◆ **Material provided**
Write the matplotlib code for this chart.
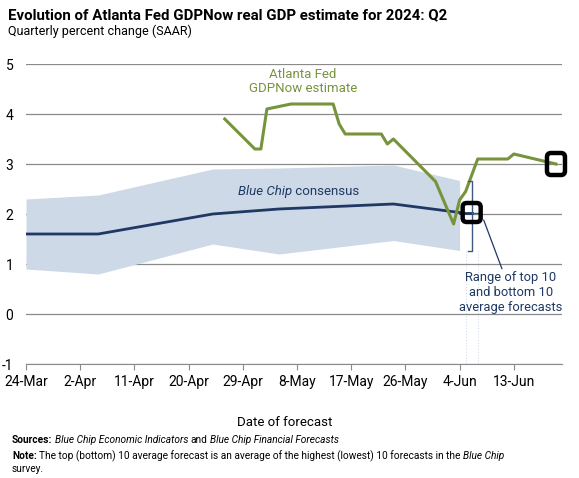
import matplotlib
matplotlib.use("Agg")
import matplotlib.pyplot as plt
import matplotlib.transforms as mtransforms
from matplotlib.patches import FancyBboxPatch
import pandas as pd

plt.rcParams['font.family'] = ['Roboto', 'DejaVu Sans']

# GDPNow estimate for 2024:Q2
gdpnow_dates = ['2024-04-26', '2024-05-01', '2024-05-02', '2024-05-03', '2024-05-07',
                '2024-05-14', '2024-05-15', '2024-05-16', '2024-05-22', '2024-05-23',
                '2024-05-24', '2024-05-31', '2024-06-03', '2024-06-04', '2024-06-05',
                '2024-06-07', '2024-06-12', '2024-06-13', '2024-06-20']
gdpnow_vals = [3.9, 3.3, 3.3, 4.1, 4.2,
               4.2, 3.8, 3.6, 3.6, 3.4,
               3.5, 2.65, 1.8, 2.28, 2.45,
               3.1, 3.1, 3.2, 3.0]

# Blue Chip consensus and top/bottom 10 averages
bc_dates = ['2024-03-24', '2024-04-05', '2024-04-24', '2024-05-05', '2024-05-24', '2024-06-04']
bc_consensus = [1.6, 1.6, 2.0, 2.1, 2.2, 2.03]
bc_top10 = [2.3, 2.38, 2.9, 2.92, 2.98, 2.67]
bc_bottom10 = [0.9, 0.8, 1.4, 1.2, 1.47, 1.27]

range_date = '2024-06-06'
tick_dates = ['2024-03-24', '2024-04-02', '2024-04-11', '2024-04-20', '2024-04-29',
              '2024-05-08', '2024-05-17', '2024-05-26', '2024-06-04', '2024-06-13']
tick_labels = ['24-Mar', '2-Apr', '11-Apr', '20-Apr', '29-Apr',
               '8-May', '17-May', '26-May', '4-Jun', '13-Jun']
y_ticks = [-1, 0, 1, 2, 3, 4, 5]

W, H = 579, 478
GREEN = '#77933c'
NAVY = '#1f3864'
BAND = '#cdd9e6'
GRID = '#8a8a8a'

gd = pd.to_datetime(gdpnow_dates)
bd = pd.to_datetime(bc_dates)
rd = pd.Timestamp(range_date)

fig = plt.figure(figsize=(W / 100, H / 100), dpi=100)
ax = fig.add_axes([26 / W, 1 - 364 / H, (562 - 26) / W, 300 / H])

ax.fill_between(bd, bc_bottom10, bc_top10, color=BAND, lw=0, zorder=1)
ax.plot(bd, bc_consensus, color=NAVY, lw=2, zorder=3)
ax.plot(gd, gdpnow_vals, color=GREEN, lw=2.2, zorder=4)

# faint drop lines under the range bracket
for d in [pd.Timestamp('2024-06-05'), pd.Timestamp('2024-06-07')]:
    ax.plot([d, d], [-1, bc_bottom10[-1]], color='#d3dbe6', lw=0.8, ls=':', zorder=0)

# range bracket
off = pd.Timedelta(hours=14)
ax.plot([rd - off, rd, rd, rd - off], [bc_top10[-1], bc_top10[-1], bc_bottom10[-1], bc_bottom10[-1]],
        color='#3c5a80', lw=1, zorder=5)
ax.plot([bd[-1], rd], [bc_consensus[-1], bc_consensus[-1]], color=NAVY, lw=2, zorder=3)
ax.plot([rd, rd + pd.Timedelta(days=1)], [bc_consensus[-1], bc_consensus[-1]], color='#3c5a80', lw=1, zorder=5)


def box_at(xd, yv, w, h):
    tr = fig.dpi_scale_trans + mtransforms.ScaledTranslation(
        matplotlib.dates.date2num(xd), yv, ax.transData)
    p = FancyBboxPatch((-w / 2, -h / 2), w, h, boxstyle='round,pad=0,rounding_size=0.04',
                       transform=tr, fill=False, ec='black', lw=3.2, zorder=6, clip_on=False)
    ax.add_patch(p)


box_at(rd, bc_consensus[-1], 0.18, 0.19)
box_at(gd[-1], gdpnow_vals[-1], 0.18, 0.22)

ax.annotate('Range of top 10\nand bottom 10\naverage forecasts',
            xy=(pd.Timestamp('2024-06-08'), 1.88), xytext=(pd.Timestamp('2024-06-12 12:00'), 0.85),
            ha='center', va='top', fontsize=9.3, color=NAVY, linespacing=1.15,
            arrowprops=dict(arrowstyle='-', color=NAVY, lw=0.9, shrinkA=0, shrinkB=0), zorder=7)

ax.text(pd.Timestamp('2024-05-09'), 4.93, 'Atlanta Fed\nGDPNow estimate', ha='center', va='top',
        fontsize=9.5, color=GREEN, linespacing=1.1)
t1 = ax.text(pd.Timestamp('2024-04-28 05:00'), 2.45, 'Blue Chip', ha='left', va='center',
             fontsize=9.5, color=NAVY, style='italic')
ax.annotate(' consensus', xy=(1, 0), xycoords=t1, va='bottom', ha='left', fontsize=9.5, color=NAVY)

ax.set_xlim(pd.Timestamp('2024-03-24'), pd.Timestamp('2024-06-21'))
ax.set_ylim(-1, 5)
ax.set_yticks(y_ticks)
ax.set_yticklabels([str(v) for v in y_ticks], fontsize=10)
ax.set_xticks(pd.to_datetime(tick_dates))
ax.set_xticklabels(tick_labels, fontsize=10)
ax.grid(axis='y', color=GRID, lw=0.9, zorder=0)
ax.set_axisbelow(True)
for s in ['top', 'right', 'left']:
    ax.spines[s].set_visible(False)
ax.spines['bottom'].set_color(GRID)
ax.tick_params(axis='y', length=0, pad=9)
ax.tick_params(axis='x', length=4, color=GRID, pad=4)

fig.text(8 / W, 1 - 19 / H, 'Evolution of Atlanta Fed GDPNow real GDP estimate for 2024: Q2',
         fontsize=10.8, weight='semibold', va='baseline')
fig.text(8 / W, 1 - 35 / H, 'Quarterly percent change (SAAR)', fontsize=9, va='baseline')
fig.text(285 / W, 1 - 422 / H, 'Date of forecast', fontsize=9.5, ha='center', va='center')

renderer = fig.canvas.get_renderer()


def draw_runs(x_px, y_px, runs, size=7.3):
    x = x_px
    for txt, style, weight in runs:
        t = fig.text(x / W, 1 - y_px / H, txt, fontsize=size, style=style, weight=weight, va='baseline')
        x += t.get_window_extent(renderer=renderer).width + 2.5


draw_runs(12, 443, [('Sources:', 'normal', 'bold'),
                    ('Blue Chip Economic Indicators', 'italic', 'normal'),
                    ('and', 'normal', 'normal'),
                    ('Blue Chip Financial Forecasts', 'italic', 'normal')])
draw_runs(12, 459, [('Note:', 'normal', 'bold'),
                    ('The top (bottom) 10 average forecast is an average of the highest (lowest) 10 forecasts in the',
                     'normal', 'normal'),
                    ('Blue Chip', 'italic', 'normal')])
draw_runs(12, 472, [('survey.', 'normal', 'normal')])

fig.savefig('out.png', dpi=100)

◆ **What to do**
Please reproduce the listing exactly from its opening line through the line that contains "plt.rcParams['font.family'] = ['Roboto', 'DejaVu", both included, with all pictures omitted.

◆ **Solution below**
Write the matplotlib code for this chart.
import matplotlib
matplotlib.use("Agg")
import matplotlib.pyplot as plt
import matplotlib.transforms as mtransforms
from matplotlib.patches import FancyBboxPatch
import pandas as pd

plt.rcParams['font.family'] = ['Roboto', 'DejaVu Sans']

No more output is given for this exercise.